Writing Books Is Fun

It’s been quite the journey, this book-writing deal. I started writing when I was about five years old, and I haven’t stopped since. I’ll never forget the first time I read a book that I didn’t have to read. I was 36 years old. No, no I wasn’t. I was in my teens. Someone loaned me a copy of Catcher in the Rye, and I immediately started cussing like Holden Caulfield. And then I went to college and started studying English Lit, and I thought it was the coolest thing to do.  I was drawn to literary people and creatives. I’ve always liked a good story.

I never thought I’d be a writer. I thought I’d be a lawyer. Have an Atticus Finch sort of life. I always liked the library. Surrounded by books just felt right from the very beginning. The library at Sewanee was fine, and I fell headfirst in love with Amelia Gayle Gorgas in Tuscaloosa. 

In my early years after college, I thought I would write some poems. I had one poem accepted by Glenny Brock when she worked at this neat publication called Birmingham Weekly. It was the poetry addition. The following spring, I began my first novel, a novel I still want to publish one day. It’s set in the city of Tuscaloosa and features a young man’s introduction into a family’s history and myth. The young man falls in love with the youngest son in that family, and is in effect initiated into the family.

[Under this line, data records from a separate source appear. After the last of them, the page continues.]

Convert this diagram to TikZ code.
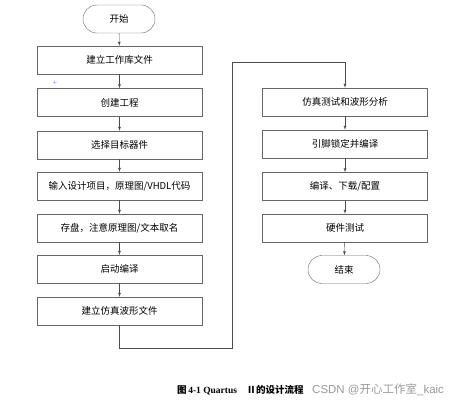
\documentclass[tikz,border=0pt]{standalone}
\usepackage{fontspec}
\setmainfont{Liberation Serif}
\newfontfamily\cjk{Noto Sans CJK SC}
\newfontfamily\wmfont{Liberation Sans}
\tikzset{
  box/.style={draw=black!60, minimum width=165pt, minimum height=28pt, inner sep=0pt,
    font=\cjk\fontsize{9.5}{11}\selectfont},
  term/.style={box, rounded corners=14pt, minimum width=72pt},
  flow/.style={-latex, black!70}
}
\begin{document}
\begin{tikzpicture}[x=1pt, y=-1pt]
\useasboundingbox (0,0) rectangle (474,405);
% left column
\node[term] (start) at (119,19) {开始};
\node[box] (lib) at (119.5,60) {建立工作库文件};
\node[box] (proj) at (119.5,102.5) {创建工程};
\node[box] (dev) at (119.5,145) {选择目标器件};
\node[box] (input) at (119.5,186) {输入设计项目，原理图/VHDL代码};
\node[box] (save) at (119.5,228) {存盘，注意原理图/文本取名};
\node[box] (comp) at (119.5,269) {启动编译};
\node[box] (wave) at (119.5,311) {建立仿真波形文件};
% right column
\node[box] (sim) at (345,102) {仿真测试和波形分析};
\node[box] (pin) at (345,144) {引脚锁定并编译};
\node[box] (load) at (345,186.5) {编译、下载/配置};
\node[box] (hw) at (345,228) {硬件测试};
\node[term] (stop) at (344,269.5) {结束};

\node[text=blue!55, font=\footnotesize, inner sep=0pt] (plus) at (55,83) {+};

\draw[flow] (start) -- (lib);
\draw[flow] (lib) -- (proj);
\draw[flow] (proj) -- (dev);
\draw[flow] (dev) -- (input);
\draw[flow] (input) -- (save);
\draw[flow] (save) -- (comp);
\draw[flow] (comp) -- (wave);

\coordinate (turnb) at (232,348);
\coordinate (turnt) at (232,62);
\draw[flow] (wave.south) |- (turnb) -- (turnt) -| (sim.north);

\draw[flow] (sim) -- (pin);
\draw[flow] (pin) -- (load);
\draw[flow] (load) -- (hw);
\draw[flow] (hw) -- (stop);

% caption
\node[font=\bfseries\fontsize{9.5}{11}\selectfont, anchor=west, inner sep=0pt] (cap) at (177,390)
  {{\cjk 图}\,4-1 Quartus\quad {\cjk Ⅱ的设计流程}};
\node[font=\wmfont\fontsize{11.5}{13}\selectfont, text=black!40, anchor=west, inner sep=0pt] (mark) at (312,390)
  {CSDN @{\cjk 开心工作室}\_kaic};
\end{tikzpicture}
\end{document}
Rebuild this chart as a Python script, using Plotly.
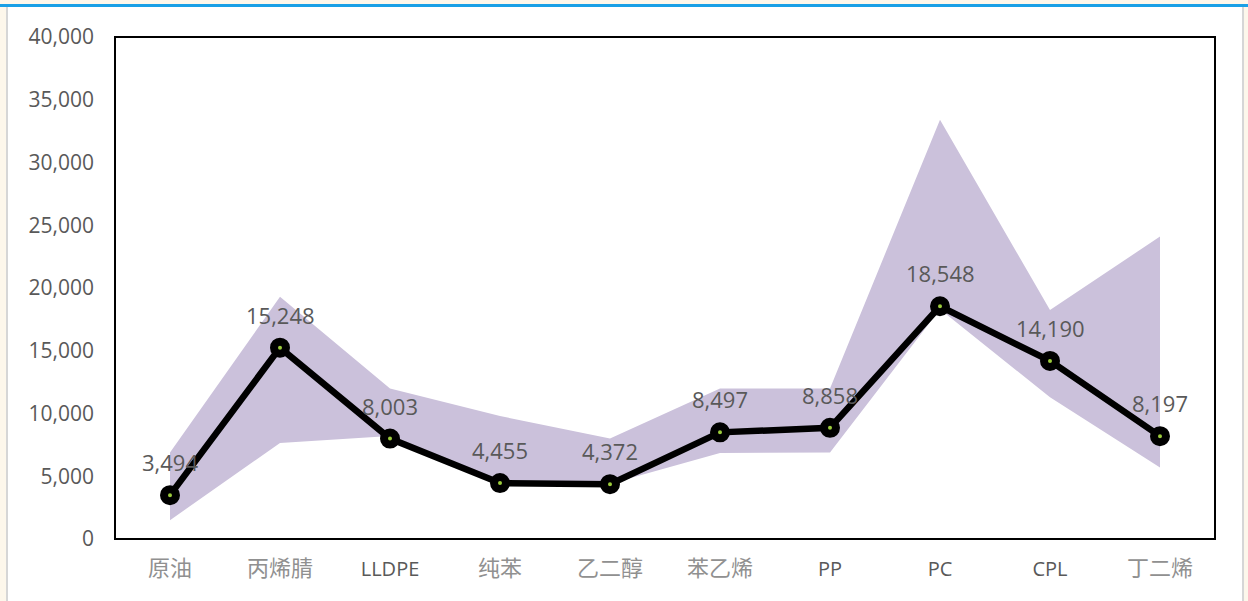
import plotly.graph_objects as go

categories = ["原油", "丙烯腈", "LLDPE", "纯苯", "乙二醇", "苯乙烯", "PP", "PC", "CPL", "丁二烯"]
current = [3494, 15248, 8003, 4455, 4372, 8497, 8858, 18548, 14190, 8197]
band_upper = [6900, 19300, 12000, 9800, 8000, 12000, 12000, 33400, 18250, 24100]
band_lower = [1500, 7650, 8200, 4500, 4400, 6850, 6900, 18300, 11300, 5700]
y_ticks = [0, 5000, 10000, 15000, 20000, 25000, 30000, 35000, 40000]

x = list(range(len(categories)))

tick_text = []
for c in categories:
    if c.isascii():
        tick_text.append('<span style="color:#595959;font-family:Open Sans;font-size:20px">' + c + '</span>')
    else:
        tick_text.append(c)

fig = go.Figure()
fig.add_trace(go.Scatter(x=x, y=band_lower, mode="lines", line=dict(width=0, color="rgba(0,0,0,0)"),
                         showlegend=False, hoverinfo="skip"))
fig.add_trace(go.Scatter(x=x, y=band_upper, mode="lines", line=dict(width=0, color="rgba(0,0,0,0)"),
                         fill="tonexty", fillcolor="#CBC1DB", showlegend=False, hoverinfo="skip"))
fig.add_trace(go.Scatter(x=x, y=current, mode="lines+markers",
                         line=dict(color="black", width=6.5),
                         marker=dict(size=12, color="#9BCB3B", line=dict(color="black", width=8)),
                         showlegend=False))

for xi, v in zip(x, current):
    fig.add_annotation(x=xi, y=v, text=f"{v:,}", showarrow=False, yshift=33, yanchor="middle",
                       font=dict(family="Open Sans", size=22, color="#595959"))

L, R, T, B = 115, 33, 37, 62
W, H = 1248, 601
pw, ph = W - L - R, H - T - B

def px_x(p):
    return (p - L) / pw

def px_y(p):
    return (H - B - p) / ph

shapes = [
    dict(type="rect", xref="paper", yref="paper", x0=0, x1=1, y0=0, y1=1,
         line=dict(color="black", width=2), layer="above"),
    dict(type="rect", xref="paper", yref="paper", x0=px_x(0), x1=px_x(W), y0=px_y(0), y1=px_y(4),
         fillcolor="#FDF7EB", line=dict(width=0)),
    dict(type="rect", xref="paper", yref="paper", x0=px_x(0), x1=px_x(W), y0=px_y(4), y1=px_y(7),
         fillcolor="#1AA0E6", line=dict(width=0)),
    dict(type="rect", xref="paper", yref="paper", x0=px_x(0), x1=px_x(6), y0=px_y(7), y1=px_y(H),
         fillcolor="#FDF7EB", line=dict(width=0)),
    dict(type="rect", xref="paper", yref="paper", x0=px_x(6), x1=px_x(8), y0=px_y(7), y1=px_y(H),
         fillcolor="#D6D6D6", line=dict(width=0)),
    dict(type="rect", xref="paper", yref="paper", x0=px_x(1242), x1=px_x(1244), y0=px_y(7), y1=px_y(H),
         fillcolor="#D6D6D6", line=dict(width=0)),
    dict(type="rect", xref="paper", yref="paper", x0=px_x(1244), x1=px_x(W), y0=px_y(7), y1=px_y(H),
         fillcolor="#FDF7EB", line=dict(width=0)),
]

fig.update_layout(
    width=W, height=H,
    margin=dict(l=L, r=R, t=T, b=B),
    paper_bgcolor="white", plot_bgcolor="white",
    shapes=shapes,
    showlegend=False,
    xaxis=dict(range=[-0.5, len(categories) - 0.5], tickmode="array", tickvals=x, ticktext=tick_text,
               showgrid=False, zeroline=False, showline=False, ticks="",
               tickfont=dict(family="Noto Sans CJK SC", size=22, color="#909090"),
               ticklabelstandoff=14),
    yaxis=dict(range=[0, 40000], tickmode="array", tickvals=y_ticks,
               ticktext=[f"{v:,}" for v in y_ticks],
               showgrid=False, zeroline=False, showline=False, ticks="",
               tickfont=dict(family="Open Sans", size=21, color="#595959"),
               ticklabelstandoff=20),
)

fig.write_html("out.html")
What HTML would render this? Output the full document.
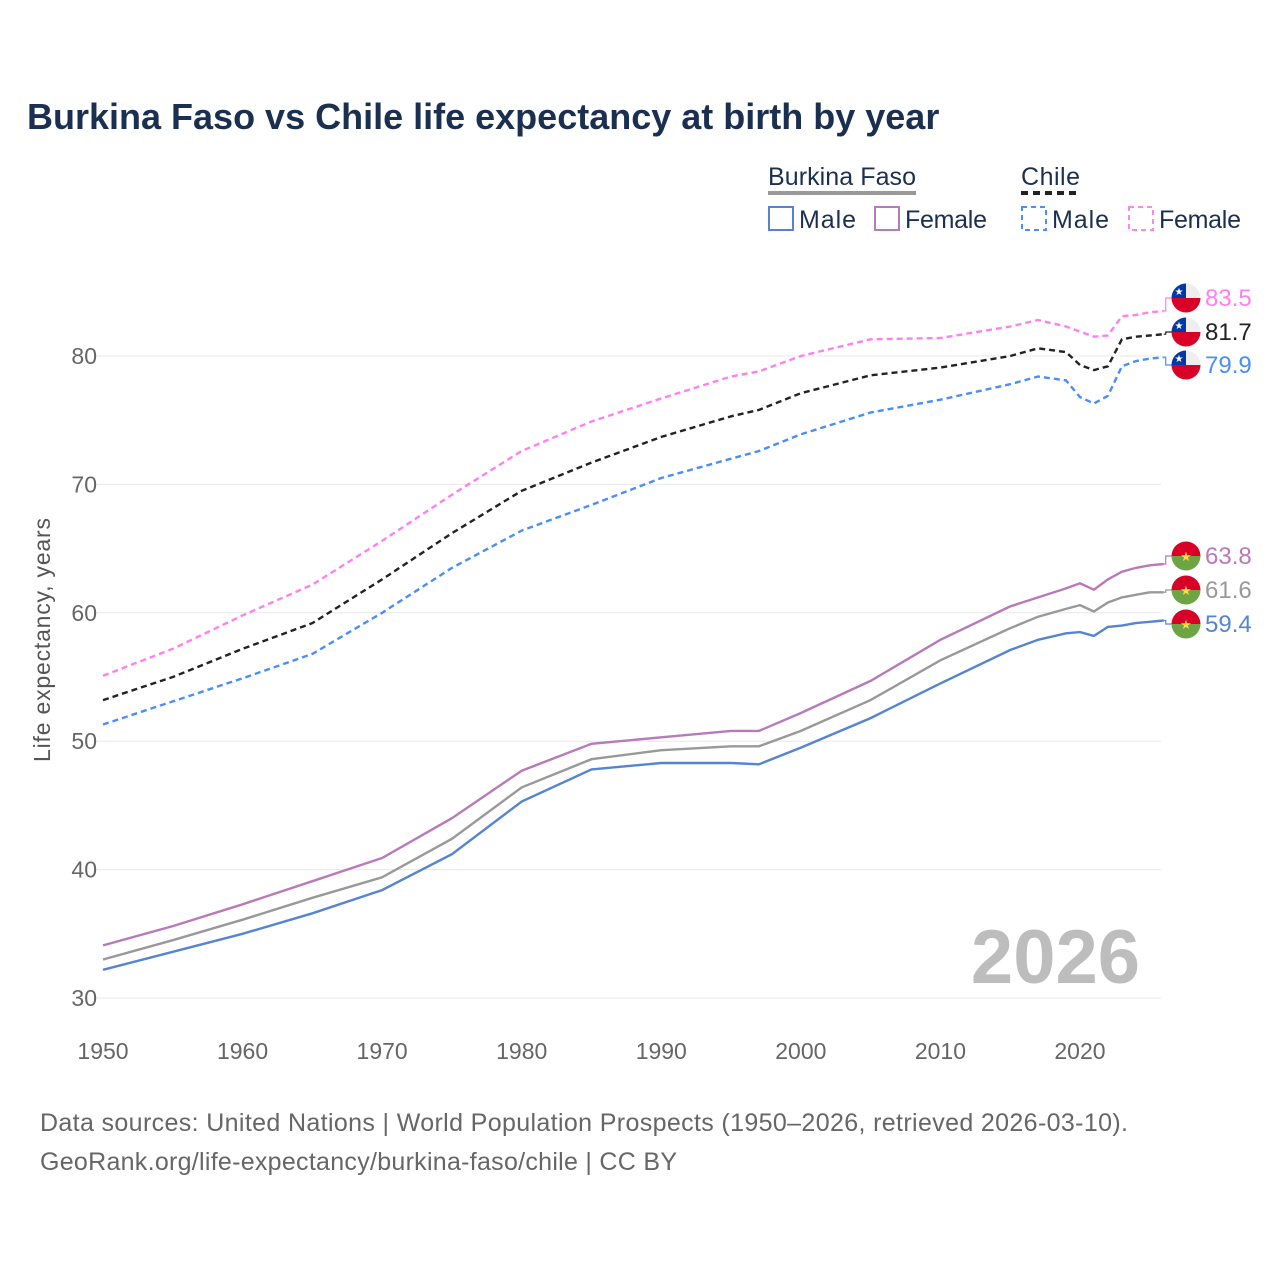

I think I’ve always been interested in the stories families tell themselves, the mythology that’s sort of conjured up by the constant repetition of their stories. The book was fun. It was fun to write and fun to edit and fun to attempt to get published. It was such a good time that I decided to write another book. And then another one, which became Imogene in New Orleans. I’m not sure how this adventure will turn out, but I do hope to write several more books before I go on to meet the saints and Shakespeare. I hope you enjoy Imogene in New Orleans as much as I enjoyed writing it.